Sure enough, Brexit appears to be a factor in the decline in City jobs, but it is far from the only one. Yes, there have been some relocations and a lack of inward investment in financial services amid the uncertainty and political turmoil of the last few years.
But companies have also been off-shoring support staff, investing in IT systems, closing bank branches and shifting online. All these trends have hit British-based jobs. The success of fintech has played a part too: the more this sector grows the more jobs in traditional finance it replaces. (By the way, that’s what the process of increasing productivity looks like.)

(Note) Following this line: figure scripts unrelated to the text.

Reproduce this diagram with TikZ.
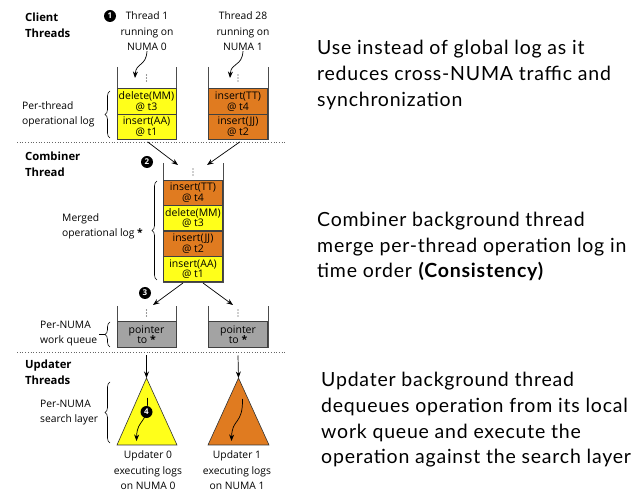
\documentclass[tikz,border=0pt]{standalone}
\usepackage{fontspec}
\setmainfont{Open Sans}
\newfontfamily\rfont[LetterSpace=4]{Lato}
\usetikzlibrary{arrows.meta,decorations.pathreplacing,calc}
\definecolor{cyel}{HTML}{FFFF1A}
\definecolor{corg}{HTML}{E07B20}
\definecolor{cgry}{HTML}{A3A3A3}
\begin{document}
\begin{tikzpicture}[x=1pt,y=-1pt,
  lbl/.style={font=\fontsize{10.3}{15.5}\selectfont, align=center, inner sep=0,
    execute at begin node={\setlength{\baselineskip}{15.5pt}}},
  lbll/.style={font=\fontsize{10.3}{15}\selectfont, align=left, inner sep=0, anchor=west,
    execute at begin node={\setlength{\baselineskip}{15pt}}},
  hdr/.style={font=\bfseries\fontsize{11.3}{16}\selectfont, align=left, inner sep=0, anchor=west,
    execute at begin node={\setlength{\baselineskip}{16pt}}},
  cell/.style={draw=black!75, line width=0.7, minimum width=59, minimum height=25.3, inner sep=0, align=center, font=\fontsize{10.5}{10.5}\selectfont},
  yel/.style={cell, fill=cyel},
  org/.style={cell, fill=corg},
  gry/.style={cell, fill=cgry},
  wall/.style={draw=black!70, line width=0.8},
  arr/.style={-{Stealth[length=6.5,width=5]}, line width=0.7},
  num/.style={circle, fill=black, text=white, font=\bfseries\fontsize{8}{8}\selectfont, inner sep=0, minimum size=12},
  brc/.style={decorate, decoration={brace, amplitude=5}, line width=0.6},
  sepl/.style={dotted, line width=0.7, black!60},
  vdot/.style={fill=black!80},
  rtext/.style={font=\rfont\fontsize{19.5}{25.7}\selectfont, align=left, anchor=west, inner sep=0}]
\useasboundingbox (0,0) rectangle (643,502);

% ---------- Client threads ----------
\node[hdr] (hclient) at (25,25) {Client\\Threads};
\node[num] (n1) at (110,16) {1};
\node[lbl] (t1) at (147,31.5) {Thread 1\\running on\\NUMA 0};
\node[lbl] (t28) at (243,31.5) {Thread 28\\running on\\NUMA 1};

% left per-thread queue
\draw[wall] (117,67) -- (117,139) -- (176,139) -- (176,67);
\node[yel] (c1a) at (146.5,101.5) {delete(MM)\\@ t3};
\node[yel] (c1b) at (146.5,126.8) {insert(AA)\\@ t1};
\foreach \dy in {-3,0,3} \fill[vdot] (146.5,78+\dy) circle (0.6);
% right per-thread queue
\draw[wall] (208,67) -- (208,139) -- (268,139) -- (268,67);
\node[org] (c2a) at (238,101.5) {insert(TT)\\@ t4};
\node[org] (c2b) at (238,126.8) {insert(JJ)\\@ t2};
\foreach \dy in {-3,0,3} \fill[vdot] (238,78+\dy) circle (0.6);

\coordinate (q1in) at (135,78);
\coordinate (q2in) at (230,78);
\draw[arr] (t1.south) .. controls (146,67) and (136,62) .. (q1in);
\draw[arr] (t28.south) .. controls (242,67) and (231,62) .. (q2in);

\draw[brc] (110,138) -- (110,91);
\node[lbll] (lpt) at (22,114.5) {Per-thread\\operational log};

\draw[sepl] (17,142.5) -- (285,142.5);

% ---------- Combiner ----------
\node[hdr] (hcomb) at (25,164.5) {Combiner\\Thread};
\node[num] (n2) at (147,162) {2};
\draw[wall] (163,163) -- (163,282) -- (223,282) -- (223,163);
\node[org] (m1) at (193,192.8) {insert(TT)\\@ t4};
\node[yel] (m2) at (193,218.2) {delete(MM)\\@ t3};
\node[org] (m3) at (193,243.6) {insert(JJ)\\@ t2};
\node[yel] (m4) at (193,269) {insert(AA)\\@ t1};
\foreach \dy in {-3,0,3} \fill[vdot] (193,172+\dy) circle (0.6);

\coordinate (min1) at (178,165);
\coordinate (min2) at (207,165);
\draw[arr] ($(c1b.south)+(1,2)$) -- (min1);
\draw[arr] ($(c2b.south)+(2,2)$) -- (min2);

\draw[brc] (157,280) -- (157,181);
\node[lbll] (lmerged) at (62,226) {Merged\\operational log \textbf{*}};

% ---------- Work queues ----------
\node[num] (n3) at (145,293) {3};
\coordinate (w0in) at (153,305);
\coordinate (w1in) at (233,305);
\draw[arr] ($(m4.south)+(-10,1)$) -- (w0in);
\draw[arr] ($(m4.south)+(10,1)$) -- (w1in);

\draw[wall] (117,306) -- (117,347) -- (176,347) -- (176,306);
\node[gry] (w0) at (146.5,334.5) {pointer\\to \textbf{*}};
\foreach \dy in {-3,0,3} \fill[vdot] (146.5,313+\dy) circle (0.6);
\draw[wall] (208,306) -- (208,347) -- (268,347) -- (268,306);
\node[gry] (w1) at (238,334.5) {pointer\\to \textbf{*}};
\foreach \dy in {-3,0,3} \fill[vdot] (238,313+\dy) circle (0.6);

\draw[brc] (110,347) -- (110,322);
\draw[line width=0.6] (99,334.5) -- (105,334.5);
\node[lbll] (lwq) at (40,334) {Per-NUMA\\work queue};

\draw[sepl] (17,352.5) -- (285,352.5);

% ---------- Updater threads ----------
\node[hdr] (hupd) at (25,372) {Updater\\Threads};
\coordinate (tri0) at (146.5,378);
\coordinate (tri1) at (238.5,378);
\draw[black!80, line width=0.6, fill=cyel] (tri0) -- (117,445) -- (177,445) -- cycle;
\draw[black!80, line width=0.6, fill=corg] (tri1) -- (208,445) -- (269,445) -- cycle;
\draw[arr] ($(w0.south)+(0,8)$) -- (tri0);
\draw[arr] ($(w1.south)+(0,8)$) -- (tri1);

\coordinate (s0a) at (147.5,398);
\coordinate (s0b) at (136.5,441);
\coordinate (s1a) at (242.5,399);
\coordinate (s1b) at (231.5,441);
\draw[arr] (s0a) .. controls (148.5,425) and (137,418) .. (s0b);
\draw[arr] (s1a) .. controls (243,425) and (232,418) .. (s1b);
\node[num] (n4) at (146.5,412) {4};

\draw[brc] (110,443) -- (110,382);
\node[lbll] (lsl) at (40,413) {Per-NUMA\\search layer};

\node[lbl] (u0) at (148,470.5) {Updater 0\\executing logs\\on NUMA 0};
\node[lbl] (u1) at (237,470.5) {Updater 1\\executing logs\\on NUMA 1};

% ---------- Right-hand notes ----------
\node[rtext] (r1) at (317,75) {Use instead of global log as it\\reduces cross-NUMA traffic and\\synchronization};
\node[rtext] (r2) at (317,246.5) {Combiner background thread\\merge per-thread operation log in\\time order \textbf{(Consistency)}};
\node[rtext] (r3) at (321,420) {Updater background thread\\dequeues operation from its local\\work queue and execute the\\operation against the search layer};
\end{tikzpicture}
\end{document}
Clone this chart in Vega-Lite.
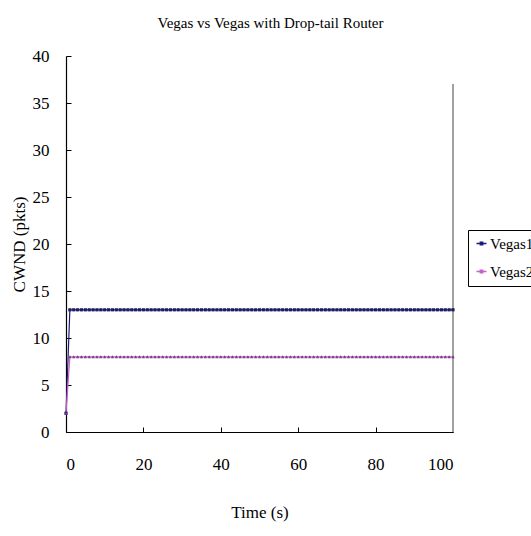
{
  "$schema": "https://vega.github.io/schema/vega-lite/v6.json",
  "width": 387,
  "height": 376,
  "autosize": {"type": "none"},
  "padding": {"left": 66, "top": 56, "right": 78, "bottom": 104},
  "background": "white",
  "config": {
    "font": "Liberation Serif",
    "view": {"stroke": null},
    "axis": {"grid": false, "domainColor": "#000000", "tickColor": "#000000", "labelColor": "#000000", "titleColor": "#000000", "labelFont": "Liberation Serif", "titleFont": "Liberation Serif", "titleFontWeight": "normal", "labelFontSize": 17, "titleFontSize": 17}
  },
  "title": {"text": "Vegas vs Vegas with Drop-tail Router", "font": "Liberation Serif", "fontSize": 15, "fontWeight": "normal", "color": "#000000", "anchor": "middle", "offset": 16, "dx": 11},
  "data": {"values": [
    {"t":0,"Vegas1":2,"Vegas2":2},{"t":1,"Vegas1":13,"Vegas2":8},{"t":2,"Vegas1":13,"Vegas2":8},{"t":3,"Vegas1":13,"Vegas2":8},{"t":4,"Vegas1":13,"Vegas2":8},{"t":5,"Vegas1":13,"Vegas2":8},{"t":6,"Vegas1":13,"Vegas2":8},{"t":7,"Vegas1":13,"Vegas2":8},{"t":8,"Vegas1":13,"Vegas2":8},{"t":9,"Vegas1":13,"Vegas2":8},
    {"t":10,"Vegas1":13,"Vegas2":8},{"t":11,"Vegas1":13,"Vegas2":8},{"t":12,"Vegas1":13,"Vegas2":8},{"t":13,"Vegas1":13,"Vegas2":8},{"t":14,"Vegas1":13,"Vegas2":8},{"t":15,"Vegas1":13,"Vegas2":8},{"t":16,"Vegas1":13,"Vegas2":8},{"t":17,"Vegas1":13,"Vegas2":8},{"t":18,"Vegas1":13,"Vegas2":8},{"t":19,"Vegas1":13,"Vegas2":8},
    {"t":20,"Vegas1":13,"Vegas2":8},{"t":21,"Vegas1":13,"Vegas2":8},{"t":22,"Vegas1":13,"Vegas2":8},{"t":23,"Vegas1":13,"Vegas2":8},{"t":24,"Vegas1":13,"Vegas2":8},{"t":25,"Vegas1":13,"Vegas2":8},{"t":26,"Vegas1":13,"Vegas2":8},{"t":27,"Vegas1":13,"Vegas2":8},{"t":28,"Vegas1":13,"Vegas2":8},{"t":29,"Vegas1":13,"Vegas2":8},
    {"t":30,"Vegas1":13,"Vegas2":8},{"t":31,"Vegas1":13,"Vegas2":8},{"t":32,"Vegas1":13,"Vegas2":8},{"t":33,"Vegas1":13,"Vegas2":8},{"t":34,"Vegas1":13,"Vegas2":8},{"t":35,"Vegas1":13,"Vegas2":8},{"t":36,"Vegas1":13,"Vegas2":8},{"t":37,"Vegas1":13,"Vegas2":8},{"t":38,"Vegas1":13,"Vegas2":8},{"t":39,"Vegas1":13,"Vegas2":8},
    {"t":40,"Vegas1":13,"Vegas2":8},{"t":41,"Vegas1":13,"Vegas2":8},{"t":42,"Vegas1":13,"Vegas2":8},{"t":43,"Vegas1":13,"Vegas2":8},{"t":44,"Vegas1":13,"Vegas2":8},{"t":45,"Vegas1":13,"Vegas2":8},{"t":46,"Vegas1":13,"Vegas2":8},{"t":47,"Vegas1":13,"Vegas2":8},{"t":48,"Vegas1":13,"Vegas2":8},{"t":49,"Vegas1":13,"Vegas2":8},
    {"t":50,"Vegas1":13,"Vegas2":8},{"t":51,"Vegas1":13,"Vegas2":8},{"t":52,"Vegas1":13,"Vegas2":8},{"t":53,"Vegas1":13,"Vegas2":8},{"t":54,"Vegas1":13,"Vegas2":8},{"t":55,"Vegas1":13,"Vegas2":8},{"t":56,"Vegas1":13,"Vegas2":8},{"t":57,"Vegas1":13,"Vegas2":8},{"t":58,"Vegas1":13,"Vegas2":8},{"t":59,"Vegas1":13,"Vegas2":8},
    {"t":60,"Vegas1":13,"Vegas2":8},{"t":61,"Vegas1":13,"Vegas2":8},{"t":62,"Vegas1":13,"Vegas2":8},{"t":63,"Vegas1":13,"Vegas2":8},{"t":64,"Vegas1":13,"Vegas2":8},{"t":65,"Vegas1":13,"Vegas2":8},{"t":66,"Vegas1":13,"Vegas2":8},{"t":67,"Vegas1":13,"Vegas2":8},{"t":68,"Vegas1":13,"Vegas2":8},{"t":69,"Vegas1":13,"Vegas2":8},
    {"t":70,"Vegas1":13,"Vegas2":8},{"t":71,"Vegas1":13,"Vegas2":8},{"t":72,"Vegas1":13,"Vegas2":8},{"t":73,"Vegas1":13,"Vegas2":8},{"t":74,"Vegas1":13,"Vegas2":8},{"t":75,"Vegas1":13,"Vegas2":8},{"t":76,"Vegas1":13,"Vegas2":8},{"t":77,"Vegas1":13,"Vegas2":8},{"t":78,"Vegas1":13,"Vegas2":8},{"t":79,"Vegas1":13,"Vegas2":8},
    {"t":80,"Vegas1":13,"Vegas2":8},{"t":81,"Vegas1":13,"Vegas2":8},{"t":82,"Vegas1":13,"Vegas2":8},{"t":83,"Vegas1":13,"Vegas2":8},{"t":84,"Vegas1":13,"Vegas2":8},{"t":85,"Vegas1":13,"Vegas2":8},{"t":86,"Vegas1":13,"Vegas2":8},{"t":87,"Vegas1":13,"Vegas2":8},{"t":88,"Vegas1":13,"Vegas2":8},{"t":89,"Vegas1":13,"Vegas2":8},
    {"t":90,"Vegas1":13,"Vegas2":8},{"t":91,"Vegas1":13,"Vegas2":8},{"t":92,"Vegas1":13,"Vegas2":8},{"t":93,"Vegas1":13,"Vegas2":8},{"t":94,"Vegas1":13,"Vegas2":8},{"t":95,"Vegas1":13,"Vegas2":8},{"t":96,"Vegas1":13,"Vegas2":8},{"t":97,"Vegas1":13,"Vegas2":8},{"t":98,"Vegas1":13,"Vegas2":8},{"t":99,"Vegas1":13,"Vegas2":8},
    {"t":100,"Vegas1":13,"Vegas2":8}
  ]},
  "transform": [{"fold": ["Vegas1", "Vegas2"], "as": ["series", "cwnd"]}],
  "layer": [
    {
      "mark": {"type": "rule", "color": "#a0a0a0", "strokeWidth": 1.5},
      "encoding": {"x": {"datum": 100}, "y": {"datum": 0}, "y2": {"datum": 37}}
    },
    {
      "mark": {"type": "line", "strokeWidth": 1.2},
      "encoding": {
        "x": {"field": "t", "type": "quantitative", "title": "Time (s)", "scale": {"domain": [0, 100], "nice": false},
              "axis": {"values": [0, 20, 40, 60, 80, 100], "tickSize": -5, "labelPadding": 29, "titlePadding": 32, "domainWidth": 1.2, "labelFont": "Liberation Serif", "titleFont": "Liberation Serif"}},
        "y": {"field": "cwnd", "type": "quantitative", "title": "CWND (pkts)", "scale": {"domain": [0, 40], "nice": false},
              "axis": {"values": [0, 5, 10, 15, 20, 25, 30, 35, 40], "tickSize": -5, "labelPadding": 22, "titlePadding": 4, "domainWidth": 1.2, "labelFont": "Liberation Serif", "titleFont": "Liberation Serif"}},
        "color": {"field": "series", "type": "nominal", "title": null,
                  "scale": {"domain": ["Vegas1", "Vegas2"], "range": ["#1c1c78", "#c860c8"]},
                  "legend": {"orient": "none", "legendX": 402, "legendY": 174, "strokeColor": "#000000", "fillColor": "#ffffff", "padding": 6, "labelFontSize": 15, "labelFont": "Liberation Serif", "labelColor": "#000000", "rowPadding": 12, "symbolType": "M-1,0H1M-0.25,-0.25H0.25V0.25H-0.25Z", "symbolSize": 100, "symbolStrokeWidth": 1.3, "labelOffset": 1}}
      }
    },
    {
      "transform": [{"filter": "datum.series === 'Vegas1'"}],
      "mark": {"type": "point", "filled": true, "size": 10, "opacity": 1, "shape": "square", "color": "#1c1c60"},
      "encoding": {
        "x": {"field": "t", "type": "quantitative"},
        "y": {"field": "cwnd", "type": "quantitative"}
      }
    },
    {
      "transform": [{"filter": "datum.series === 'Vegas2'"}],
      "mark": {"type": "point", "filled": true, "size": 12, "opacity": 1, "shape": "triangle-up", "color": "#7a3a8e"},
      "encoding": {
        "x": {"field": "t", "type": "quantitative"},
        "y": {"field": "cwnd", "type": "quantitative"}
      }
    }
  ]
}
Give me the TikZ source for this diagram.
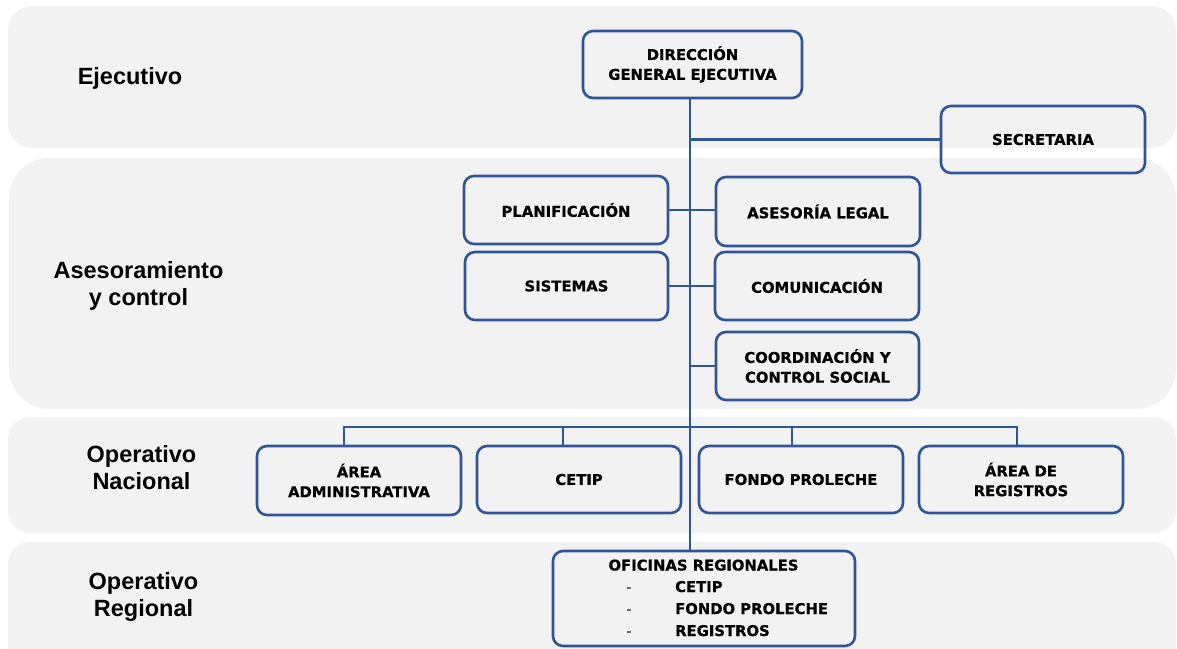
\documentclass[tikz,border=0pt]{standalone}
\usepackage{fontspec}
\setmainfont{DejaVu Sans}[BoldFeatures={FakeBold=0.6}]
\newfontfamily\lblfamily{Liberation Sans}
\definecolor{bandgray}{RGB}{242,242,242}
\definecolor{boxblue}{RGB}{47,85,151}
\newcommand\orgboxfont{\bfseries\fontsize{14.8}{19.8}\selectfont}
\newcommand\orglblfont{\lblfamily\bfseries\fontsize{23.5}{27}\selectfont}
\begin{document}
\begin{tikzpicture}[x=1pt,y=-1pt,
  box/.style={draw=boxblue, line width=2.6pt, rounded corners=10pt, align=center, font=\orgboxfont, inner sep=2pt},
  conn/.style={draw=boxblue, line width=2.5pt},
  lvl/.style={font=\orglblfont, align=center, inner sep=0pt},
  itemtxt/.style={font=\orgboxfont, inner sep=0pt},
  dashtxt/.style={font=\fontsize{14.5}{19.5}\selectfont, inner sep=0pt}
]
\useasboundingbox (0,0) rectangle (1177,648);
\clip (0,0) rectangle (1177,648);
% bands
\fill[bandgray, rounded corners=24pt] (8,6) rectangle (1176,148);
\fill[bandgray, rounded corners=40pt] (9,158) rectangle (1176,409);
\fill[bandgray, rounded corners=22pt] (8,417) rectangle (1176,533);
\fill[bandgray, rounded corners=22pt] (8,542) rectangle (1176,680);
% level labels
\node[lvl] (l1) at (130,78) {Ejecutivo};
\node[lvl] (l2) at (138.5,286) {Asesoramiento\\y control};
\node[lvl] (l3) at (141.5,468) {Operativo\\Nacional};
\node[lvl] (l4) at (143.5,597) {Operativo\\Regional};
% boxes
\node[box, minimum width=219, minimum height=67] (dir) at (692.5,64.5) {DIRECCIÓN\\GENERAL EJECUTIVA};
\node[box, minimum width=204, minimum height=67] (sec) at (1043,139.5) {SECRETARIA};
\node[box, minimum width=204, minimum height=68] (plan) at (566,210) {PLANIFICACIÓN};
\node[box, minimum width=204, minimum height=69] (ases) at (818,211.5) {ASESORÍA LEGAL};
\node[box, minimum width=203, minimum height=68] (sist) at (566.5,286) {SISTEMAS};
\node[box, minimum width=204, minimum height=68] (comu) at (817,286) {COMUNICACIÓN};
\node[box, minimum width=203, minimum height=68] (coord) at (817.5,366) {COORDINACIÓN Y\\CONTROL SOCIAL};
\node[box, minimum width=204, minimum height=69] (area) at (359,480.5) {ÁREA\\ADMINISTRATIVA};
\node[box, minimum width=204, minimum height=67] (cetip) at (579,479.5) {CETIP};
\node[box, minimum width=204, minimum height=67] (fondo) at (801,479.5) {FONDO PROLECHE};
\node[box, minimum width=204, minimum height=67] (reg) at (1021,479.5) {ÁREA DE\\REGISTROS};
\node[box, minimum width=302, minimum height=95] (ofi) at (704,598.5) {};
% text of regional offices
\node[itemtxt, anchor=base] (otit) at (703.5,570.5) {OFICINAS REGIONALES};
\node[dashtxt, anchor=base] (d1) at (629,592) {-};
\node[dashtxt, anchor=base] (d2) at (629,614) {-};
\node[dashtxt, anchor=base] (d3) at (629,636) {-};
\node[itemtxt, anchor=base west] (i1) at (675,592) {CETIP};
\node[itemtxt, anchor=base west] (i2) at (675,614) {FONDO PROLECHE};
\node[itemtxt, anchor=base west] (i3) at (675,636) {REGISTROS};
% connectors
\coordinate (t) at (690,0);
\draw[conn] (t |- dir.south) -- (t |- ofi.north);
\draw[conn] (t |- sec.west) -- (sec.west);
\draw[conn] (plan.east) -- (plan.east -| ases.west);
\draw[conn] (sist.east) -- (sist.east -| comu.west);
\draw[conn] (t |- coord.west) -- (coord.west);
\coordinate (b1) at (344,427);
\coordinate (b2) at (563,427);
\coordinate (b3) at (792,427);
\coordinate (b4) at (1017,427);
\draw[conn, line cap=rect] (b1) -- (b4);
\draw[conn] (b1) -- (b1 |- area.north);
\draw[conn] (b2) -- (b2 |- cetip.north);
\draw[conn] (b3) -- (b3 |- fondo.north);
\draw[conn] (b4) -- (b4 |- reg.north);
\end{tikzpicture}
\end{document}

The impact of Brexit on the City has therefore been a microcosm of its impact on the wider economy. It’s part of the mix but by no means the only, or even the most important, challenge.
“There is no single reason why the number of jobs in financial services in the UK has been falling for the past few years, but we think there are a number of interconnected factors at work,” says New Financial’s William Wright. “The global financial services industry has had a bruising few years, but this effect is not happening in most other comparable markets.”
The research is admirably nuanced. This is to be welcomed when the debate about Brexit has been entirely polarised for the past six years. One side blames it for everything, the other refuses to acknowledge it might even be a problem. The truth lies somewhere in between. Are we ready to have a grown-up discussion yet? On the face of it, recent developments don’t give much cause for optimism.
Over the weekend, reports suggested the Government was open to negotiating a Swiss-style trade deal with the EU. Hardline Brexiteers were predictably indignant – despite many having argued for precisely such an arrangement before the referendum.
Well, they can rest easy because the UK is not going to get a Swiss-style deal. There are two main reasons for this. One is that there is no such thing as a Swiss-style deal. The relationship would be far better described as a process of almost constant negotiation involving something like 120 mutable agreements.
The second reason why the UK won’t get something similar is that it’s an arrangement that the EU finds rather tiresome and is very unlikely to duplicate. It can frequently be suboptimal for the Swiss too.
Some of the most fractious of the myriad bilateral treaties cover, you guessed it, financial services. For example, the EU allowed the recognised equivalence of the Swiss stock exchange to lapse in 2019 (partly because it was worried about setting a precedent for the UK).
Brussels has spent months quarrelling about whether to continue granting market access to Swiss banks and only recently kicked the can a bit further down the road. Given the importance of the City to the UK economy, the Government would be nuts to sign up to a deal that allowed Brussels to withdraw access on a whim.
That all said, those of an optimistic frame of mind might find it encouraging that the Government feels it can at least start flying kites about the possibility of talking to Brussels about improving relations.
We are in an economic hole at the moment. Brexit is not the only reason. It’s not even the main reason.
It therefore stands to reason that improving trading relations with the EU, even if it is one of the world’s biggest markets that happens to be on our doorstep, won’t get us out of the hole. But it could provide a step up. And, given the economic turmoil ahead, that’s surely got to be something worth pursuing.